Retirer plus de rémunération de votre SRL pour plus de pension (extralégale) : possible ou dangereux ?
Rappelons d’abord le contexte
Votre société peut en principe déduire les primes d’une assurance groupe ou d’un EIP, mais à concurrence d’un montant limité par la «règle des 80 %» : celle-ci limite la pension totale à constituer (légale et extralégale) en fonction de votre dernière rémunération annuelle brute normale. Si cette rémunération doit être normale, c’est pour prévenir les abus. Un tel abus pourrait consister à attribuer, durant une ou plusieurs année(s), une rémunération exceptionnellement élevée, pour gonfler le résultat de la règle des 80 % et, ce faisant, le montant des primes (de backservice) déductibles. Le fisc peut rejeter la déduction des primes calculées sur la partie anormale de la rémunération.
Que s’était-il passé ?
Les faits. Un dirigeant retire une rémunération brute de 70 000 € par an de sa société. Celle-ci fusionne avec une autre société, qu’elle a reprise, et grâce à la réalisation rapide de cette fusion, qui met la nouvelle entité qui en est issue sur de bons rails, ce dirigeant en est promu administrateur délégué en 2017, avec une rémunération portée à 100 000 € environ. La prime de son EIP est aussi adaptée à cette rémunération plus élevée.

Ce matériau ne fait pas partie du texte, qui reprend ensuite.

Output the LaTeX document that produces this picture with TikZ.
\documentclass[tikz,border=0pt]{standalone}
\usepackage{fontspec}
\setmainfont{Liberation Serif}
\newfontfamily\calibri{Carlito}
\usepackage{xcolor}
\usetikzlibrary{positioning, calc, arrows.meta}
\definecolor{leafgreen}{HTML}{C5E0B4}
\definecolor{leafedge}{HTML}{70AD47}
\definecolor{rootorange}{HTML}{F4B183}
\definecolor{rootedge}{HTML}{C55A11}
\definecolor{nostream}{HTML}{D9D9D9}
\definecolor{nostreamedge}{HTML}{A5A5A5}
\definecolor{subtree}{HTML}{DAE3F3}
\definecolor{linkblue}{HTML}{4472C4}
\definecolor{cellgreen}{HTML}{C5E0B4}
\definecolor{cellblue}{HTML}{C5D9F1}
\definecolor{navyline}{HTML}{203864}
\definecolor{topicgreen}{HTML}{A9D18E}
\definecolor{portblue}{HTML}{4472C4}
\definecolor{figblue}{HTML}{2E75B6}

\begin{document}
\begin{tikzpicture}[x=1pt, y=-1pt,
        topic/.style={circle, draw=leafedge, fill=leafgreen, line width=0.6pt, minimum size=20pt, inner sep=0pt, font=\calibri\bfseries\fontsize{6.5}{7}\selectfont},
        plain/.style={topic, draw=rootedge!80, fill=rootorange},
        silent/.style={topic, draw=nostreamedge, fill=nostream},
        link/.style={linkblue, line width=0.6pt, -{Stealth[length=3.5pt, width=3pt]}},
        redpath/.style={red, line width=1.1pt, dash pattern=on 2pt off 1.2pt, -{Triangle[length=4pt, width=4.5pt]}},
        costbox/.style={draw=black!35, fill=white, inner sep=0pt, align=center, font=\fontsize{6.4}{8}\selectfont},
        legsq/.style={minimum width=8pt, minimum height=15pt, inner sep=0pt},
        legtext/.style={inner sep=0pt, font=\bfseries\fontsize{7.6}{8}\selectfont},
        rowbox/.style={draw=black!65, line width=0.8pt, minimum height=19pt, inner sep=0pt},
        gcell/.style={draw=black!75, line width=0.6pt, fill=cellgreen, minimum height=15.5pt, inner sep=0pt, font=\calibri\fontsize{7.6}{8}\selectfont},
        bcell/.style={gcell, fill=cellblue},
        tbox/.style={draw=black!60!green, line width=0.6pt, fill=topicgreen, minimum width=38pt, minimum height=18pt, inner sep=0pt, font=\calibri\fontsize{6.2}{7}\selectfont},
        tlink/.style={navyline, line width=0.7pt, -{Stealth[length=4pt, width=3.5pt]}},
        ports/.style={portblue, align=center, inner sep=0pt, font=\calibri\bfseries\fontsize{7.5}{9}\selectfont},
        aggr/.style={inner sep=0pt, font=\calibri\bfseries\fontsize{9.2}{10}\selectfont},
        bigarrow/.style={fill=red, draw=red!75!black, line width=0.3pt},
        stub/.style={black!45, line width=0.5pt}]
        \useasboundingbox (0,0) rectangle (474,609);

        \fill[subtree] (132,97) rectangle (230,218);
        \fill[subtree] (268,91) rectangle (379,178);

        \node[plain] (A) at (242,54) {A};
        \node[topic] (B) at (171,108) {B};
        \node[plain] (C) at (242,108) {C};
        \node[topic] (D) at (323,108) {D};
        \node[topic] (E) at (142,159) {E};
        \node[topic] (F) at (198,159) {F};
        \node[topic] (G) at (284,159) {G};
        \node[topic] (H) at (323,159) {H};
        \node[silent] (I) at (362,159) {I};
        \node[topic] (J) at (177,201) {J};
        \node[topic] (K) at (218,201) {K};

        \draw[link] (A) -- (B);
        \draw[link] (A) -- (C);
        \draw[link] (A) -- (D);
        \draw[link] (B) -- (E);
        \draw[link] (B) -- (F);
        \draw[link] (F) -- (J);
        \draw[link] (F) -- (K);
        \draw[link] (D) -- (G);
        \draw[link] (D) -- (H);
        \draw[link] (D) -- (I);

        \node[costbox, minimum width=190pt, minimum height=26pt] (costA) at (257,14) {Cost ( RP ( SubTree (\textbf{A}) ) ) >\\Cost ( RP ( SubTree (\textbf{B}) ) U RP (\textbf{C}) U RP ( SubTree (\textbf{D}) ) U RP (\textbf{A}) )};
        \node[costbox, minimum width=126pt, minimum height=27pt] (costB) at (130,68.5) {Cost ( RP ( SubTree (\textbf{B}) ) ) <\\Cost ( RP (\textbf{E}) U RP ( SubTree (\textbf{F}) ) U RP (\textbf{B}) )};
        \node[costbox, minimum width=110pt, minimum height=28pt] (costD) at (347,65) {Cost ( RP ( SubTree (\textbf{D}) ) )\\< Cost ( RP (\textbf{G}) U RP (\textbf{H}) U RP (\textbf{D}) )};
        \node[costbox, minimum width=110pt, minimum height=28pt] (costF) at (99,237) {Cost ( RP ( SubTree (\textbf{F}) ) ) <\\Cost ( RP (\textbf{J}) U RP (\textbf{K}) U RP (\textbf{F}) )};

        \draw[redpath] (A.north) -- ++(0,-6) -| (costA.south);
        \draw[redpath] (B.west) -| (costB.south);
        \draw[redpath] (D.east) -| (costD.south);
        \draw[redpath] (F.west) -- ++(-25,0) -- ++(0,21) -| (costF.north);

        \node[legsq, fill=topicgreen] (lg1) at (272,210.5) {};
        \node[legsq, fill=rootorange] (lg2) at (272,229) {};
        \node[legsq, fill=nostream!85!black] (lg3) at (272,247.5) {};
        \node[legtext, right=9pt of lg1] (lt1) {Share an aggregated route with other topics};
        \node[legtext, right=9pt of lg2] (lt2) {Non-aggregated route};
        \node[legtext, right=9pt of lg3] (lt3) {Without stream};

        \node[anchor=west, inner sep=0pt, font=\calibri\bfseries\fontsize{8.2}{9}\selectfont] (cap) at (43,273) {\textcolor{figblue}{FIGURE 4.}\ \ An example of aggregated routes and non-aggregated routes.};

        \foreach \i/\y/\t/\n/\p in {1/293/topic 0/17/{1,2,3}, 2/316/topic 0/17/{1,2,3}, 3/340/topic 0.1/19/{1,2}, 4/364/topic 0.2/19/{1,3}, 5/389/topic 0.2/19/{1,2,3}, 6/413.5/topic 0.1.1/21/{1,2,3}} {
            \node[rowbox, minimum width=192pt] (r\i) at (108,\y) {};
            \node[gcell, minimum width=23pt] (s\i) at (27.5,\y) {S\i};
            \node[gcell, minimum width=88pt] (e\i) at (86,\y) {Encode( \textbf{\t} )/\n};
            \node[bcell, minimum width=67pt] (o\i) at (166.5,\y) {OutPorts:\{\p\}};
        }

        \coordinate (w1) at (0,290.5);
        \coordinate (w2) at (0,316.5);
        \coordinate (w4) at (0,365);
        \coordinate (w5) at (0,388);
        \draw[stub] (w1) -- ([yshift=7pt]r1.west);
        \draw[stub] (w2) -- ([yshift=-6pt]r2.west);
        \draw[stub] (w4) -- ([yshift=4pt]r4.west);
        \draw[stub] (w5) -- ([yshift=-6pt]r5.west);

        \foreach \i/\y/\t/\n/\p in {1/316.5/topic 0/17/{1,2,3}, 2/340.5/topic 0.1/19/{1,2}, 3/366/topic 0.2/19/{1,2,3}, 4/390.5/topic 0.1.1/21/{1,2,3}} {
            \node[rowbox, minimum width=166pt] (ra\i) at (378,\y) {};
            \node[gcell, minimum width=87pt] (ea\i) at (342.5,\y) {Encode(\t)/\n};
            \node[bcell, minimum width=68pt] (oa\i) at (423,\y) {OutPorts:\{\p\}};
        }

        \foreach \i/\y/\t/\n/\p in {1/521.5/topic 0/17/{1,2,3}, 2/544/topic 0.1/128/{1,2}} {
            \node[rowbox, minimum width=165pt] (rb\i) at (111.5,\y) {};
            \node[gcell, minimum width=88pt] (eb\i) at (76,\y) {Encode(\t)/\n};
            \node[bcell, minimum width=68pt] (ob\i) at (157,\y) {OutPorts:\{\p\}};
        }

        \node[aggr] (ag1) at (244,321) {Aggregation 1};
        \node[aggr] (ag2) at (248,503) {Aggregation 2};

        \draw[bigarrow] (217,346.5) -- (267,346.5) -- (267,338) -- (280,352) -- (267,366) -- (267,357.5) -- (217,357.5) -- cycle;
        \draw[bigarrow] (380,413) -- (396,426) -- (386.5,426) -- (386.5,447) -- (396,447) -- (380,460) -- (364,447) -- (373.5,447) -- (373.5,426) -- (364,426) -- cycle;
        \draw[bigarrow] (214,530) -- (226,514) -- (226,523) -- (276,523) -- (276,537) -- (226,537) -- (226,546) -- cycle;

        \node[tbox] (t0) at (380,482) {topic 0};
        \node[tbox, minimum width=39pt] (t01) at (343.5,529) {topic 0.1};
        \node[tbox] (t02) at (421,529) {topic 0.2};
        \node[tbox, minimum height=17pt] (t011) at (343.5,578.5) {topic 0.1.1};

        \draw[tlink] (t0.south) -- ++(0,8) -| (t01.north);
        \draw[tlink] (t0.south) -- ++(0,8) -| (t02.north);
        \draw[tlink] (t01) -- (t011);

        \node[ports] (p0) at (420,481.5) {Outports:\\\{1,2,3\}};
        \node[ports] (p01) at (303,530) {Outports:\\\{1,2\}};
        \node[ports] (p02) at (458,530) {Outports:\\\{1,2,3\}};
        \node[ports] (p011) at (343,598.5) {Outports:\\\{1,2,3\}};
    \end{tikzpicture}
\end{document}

Le litige. Le contrôleur conteste la déduction par la société de ces primes plus élevées versées durant les années précédant la pension de son dirigeant, car elles ne seraient pas basées sur sa dernière rémunération annuelle brute normale. Selon lui, la rémunération de ces dernières années avant la pension a été artificiellement gonflée.
Qu’en a dit la justice ?
Le Tribunal de Hasselt (Trib. Hasselt, 17.08.2023) ne suit pas le fisc. Pour lui, pas d’augmentation artificielle de la dernière rémunération annuelle brute. Cette augmentation est en effet liée à la fusion que le dirigeant a réalisée. En outre, le chiffre d’affaires de la société issue de la fusion a aussi augmenté sous la direction du nouvel administrateur. La rémunération de 100 000 € pouvait dès lors bien servir de dernière rémunération annuelle brute normale, de sorte que la prime versée était bel et bien totalement déductible.
Qu’en retenir ?
Il faut un motif non fiscal. Augmenter la rémunération à la seule fin de permettre le versement (avec effet rétroactif) et la déduction d’une plus grosse prime de pension extralégale comporte de sérieux risques. De fait, le fisc rejettera la déduction de la partie «anormale», ce qui peut alors aboutir à de gros problèmes (financiers). Il s’agit en outre là d’un des points sur lesquels le fisc se focalise. Cela étant, il ne faudrait pas en déduire que ce n’est jamais possible ! En effet, il peut y avoir un motif objectif, non fiscal, comme dans le jugement évoqué (en l’espèce, l’accompagnement réussi d’une fusion).
Conseil. Pour une association de médecins, on pourrait p.ex. imaginer que vous y êtes senior et y avez attiré un ou des successeur(s) qu’il vous faut former pour assurer la pérennité de l’association, en plus de mener votre activité professionnelle normale.